Question

The drag force $$F$$ on a boat varies jointly as the wetted surface area $$A$$ and the square of the velocity of the boat. If a boat traveling $$6.5 \mathrm{mph}$$ experiences a drag force of $$86 \mathrm{N}$$ when the wetted surface area is $$41.2 \mathrm{ft}^{2}$$, find the wetted surface area of a boat traveling 8.2 mph with a drag force of $$94 \mathrm{N}$$

Answer

**step1** Understanding the proportionality relationship

The problem states that the drag force ($$F$$) on a boat varies jointly as the wetted surface area ($$A$$) and the square of the velocity ($$v$$). This means that the drag force is directly proportional to the wetted surface area and also directly proportional to the square of the velocity. We can express this relationship by saying that the ratio of the drag force to the product of the wetted surface area and the square of the velocity is a constant value. Mathematically, this can be represented as: $$\frac{F}{A \times v^2} = \text{constant value}$$.

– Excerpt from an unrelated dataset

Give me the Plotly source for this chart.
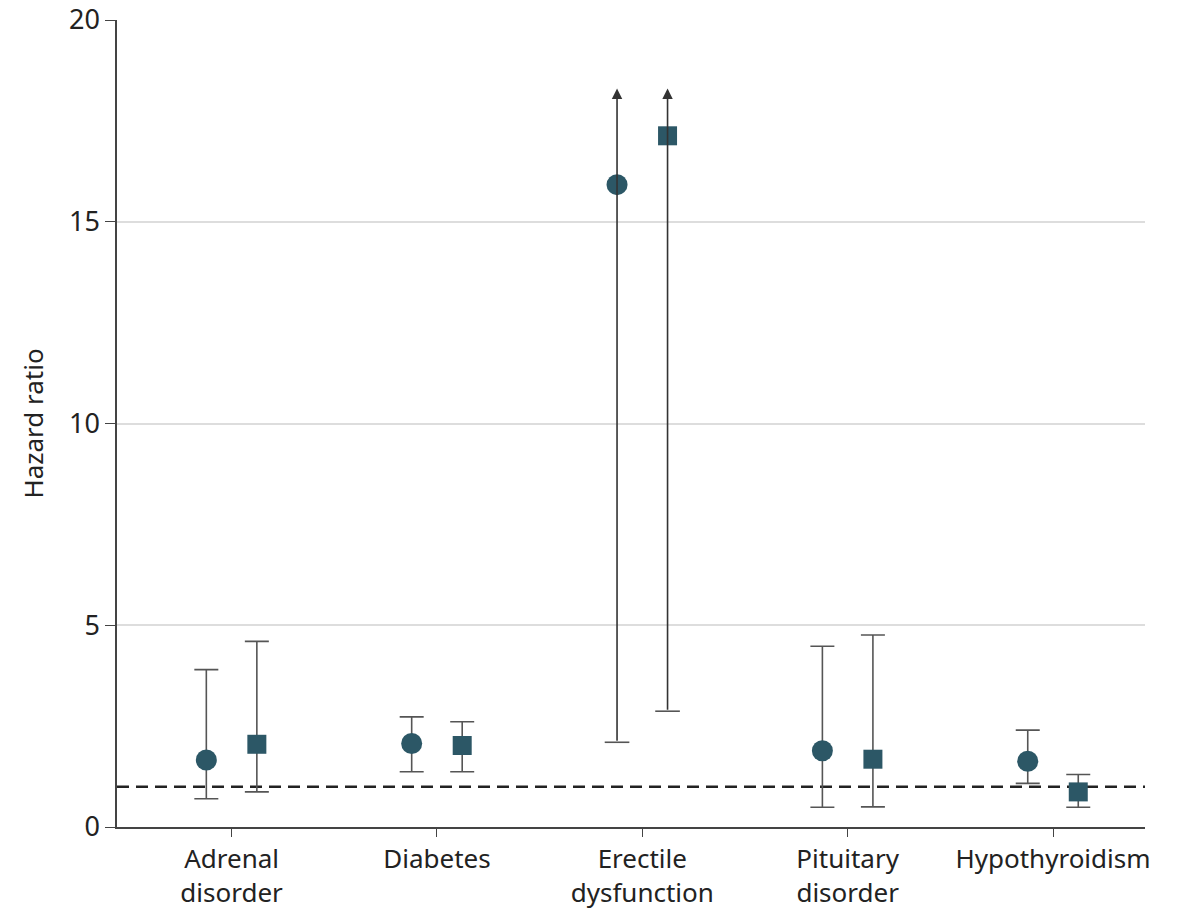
import plotly.graph_objects as go

# Hazard ratios with 95% CI for two models per condition
categories = ["Adrenal<br>disorder", "Diabetes", "Erectile<br>dysfunction",
              "Pituitary<br>disorder", "Hypothyroidism"]

hr_a = [1.66, 2.07, 15.92, 1.89, 1.63]
lo_a = [0.70, 1.37, 2.10, 0.49, 1.08]
hi_a = [3.90, 2.73, 18.3, 4.48, 2.40]

hr_b = [2.05, 2.02, 17.13, 1.68, 0.87]
lo_b = [0.87, 1.37, 2.87, 0.50, 0.49]
hi_b = [4.60, 2.61, 18.3, 4.76, 1.30]

# upper CI runs off the chart -> drawn as an arrow
open_upper = [False, False, True, False, False]

y_ticks = [0, 5, 10, 15, 20]
reference_hr = 1

MARK = "#2c5766"
BAR = "#555555"
FONT = "Noto Sans, Open Sans, sans-serif"
OFFSET = 0.123
CAP_HALF = 0.06

fig = go.Figure()
shapes = []
annotations = []

for hr, lo, hi, sym, side in [(hr_a, lo_a, hi_a, "circle", -1),
                              (hr_b, lo_b, hi_b, "square", 1)]:
    xs = [i + side * OFFSET for i in range(len(categories))]
    size = 21 if sym == "circle" else 19
    closed = [k for k in range(len(hr)) if not open_upper[k]]
    opened = [k for k in range(len(hr)) if open_upper[k]]
    fig.add_trace(go.Scatter(
        x=[xs[k] for k in closed], y=[hr[k] for k in closed], mode="markers",
        marker=dict(symbol=sym, size=size, color=MARK),
        error_y=dict(type="data", symmetric=False,
                     array=[hi[k] - hr[k] for k in closed],
                     arrayminus=[hr[k] - lo[k] for k in closed],
                     color=BAR, thickness=1.6, width=12),
        showlegend=False))
    for k in opened:
        annotations.append(dict(
            x=xs[k], y=hi[k], ax=xs[k], ay=lo[k], xref="x", yref="y",
            axref="x", ayref="y", text="", showarrow=True, arrowhead=2,
            arrowsize=1.3, arrowwidth=1.6, arrowcolor="#333333", standoff=0))
        shapes.append(dict(type="line", xref="x", yref="y",
                           x0=xs[k] - CAP_HALF, x1=xs[k] + CAP_HALF,
                           y0=lo[k], y1=lo[k],
                           line=dict(color=BAR, width=1.6)))
    fig.add_trace(go.Scatter(
        x=[xs[k] for k in opened], y=[hr[k] for k in opened], mode="markers",
        marker=dict(symbol=sym, size=size, color=MARK),
        showlegend=False))

shapes.append(dict(type="line", xref="paper", yref="y", x0=0, x1=1,
                   y0=reference_hr, y1=reference_hr,
                   line=dict(color="#222222", width=2.5, dash="12px,7px"),
                   layer="below"))

fig.update_layout(
    width=1179, height=909,
    margin=dict(l=117, r=34, t=20, b=82),
    plot_bgcolor="white", paper_bgcolor="white",
    font=dict(family=FONT, size=26, color="#222222"),
    shapes=shapes, annotations=annotations,
    xaxis=dict(range=[-0.558, 4.448], tickmode="array",
               tickvals=list(range(len(categories))), ticktext=categories,
               showgrid=False, zeroline=False, showline=True, linecolor="#444444",
               linewidth=1.5, ticks="outside", ticklen=8, tickcolor="#444444",
               tickfont=dict(size=26), automargin=False),
    yaxis=dict(range=[0, 20], tickvals=y_ticks, showgrid=True,
               gridcolor="#dddddd", gridwidth=1.5, zeroline=False, showline=True,
               linecolor="#444444", linewidth=1.5, ticks="outside", ticklen=10,
               tickcolor="#444444", tickfont=dict(size=27), automargin=False,
               title=dict(text="Hazard ratio", font=dict(size=26), standoff=18)),
)

fig.write_html("out.html")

**step2** Calculating the square of the velocity for the first boat

For the first boat, the given velocity is $$6.5 \mathrm{mph}$$. To use this in our relationship, we need to find the square of this velocity.
$$ (6.5)^2 = 6.5 \times 6.5 = 42.25 $$

**step3** Calculating the product of wetted surface area and squared velocity for the first boat

The wetted surface area for the first boat is $$41.2 \mathrm{ft}^{2}$$. We multiply this by the square of the velocity calculated in the previous step:
Product = $$41.2 \mathrm{ft}^{2} \times 42.25 (\mathrm{mph})^2 = 1741.7 \mathrm{ft}^{2} \cdot (\mathrm{mph})^2$$

**step4** Determining the constant ratio from the first boat's data

The drag force for the first boat is $$86 \mathrm{N}$$. Now we can determine the specific constant value for this relationship by dividing the drag force by the product calculated in the previous step:
Constant ratio = $$\frac{\text{Drag Force}}{\text{Product of A and } v^2} = \frac{86}{1741.7}$$

**step5** Calculating the square of the velocity for the second boat

For the second boat, the given velocity is $$8.2 \mathrm{mph}$$. We need to find the square of this velocity:
$$ (8.2)^2 = 8.2 \times 8.2 = 67.24 $$

**step6** Setting up the equation for the second boat

We know that the constant ratio found in Question1.step4 must also hold true for the second boat. Let $$A_2$$ be the unknown wetted surface area of the second boat. The drag force for the second boat is $$94 \mathrm{N}$$. So, we can set up the following equation:
$$\frac{94}{A_2 \times 67.24} = \frac{86}{1741.7}$$

**step7** Solving for the wetted surface area of the second boat

To solve for $$A_2$$, we can cross-multiply and then isolate $$A_2$$:
$$ 94 \times 1741.7 = 86 \times A_2 \times 67.24 $$
First, calculate the left side:
$$ 94 \times 1741.7 = 163720.08 $$
Next, calculate the known part of the right side:
$$ 86 \times 67.24 = 5782.64 $$
Now the equation is:
$$ 163720.08 = 5782.64 \times A_2 $$
To find $$A_2$$, divide the left side by $$5782.64$$:
$$ A_2 = \frac{163720.08}{5782.64} $$
$$ A_2 \approx 28.312987 $$

**step8** Stating the final answer

Rounding the result to one decimal place, the wetted surface area of the boat traveling 8.2 mph with a drag force of $$94 \mathrm{N}$$ is approximately $$28.3 \mathrm{ft}^{2}$$.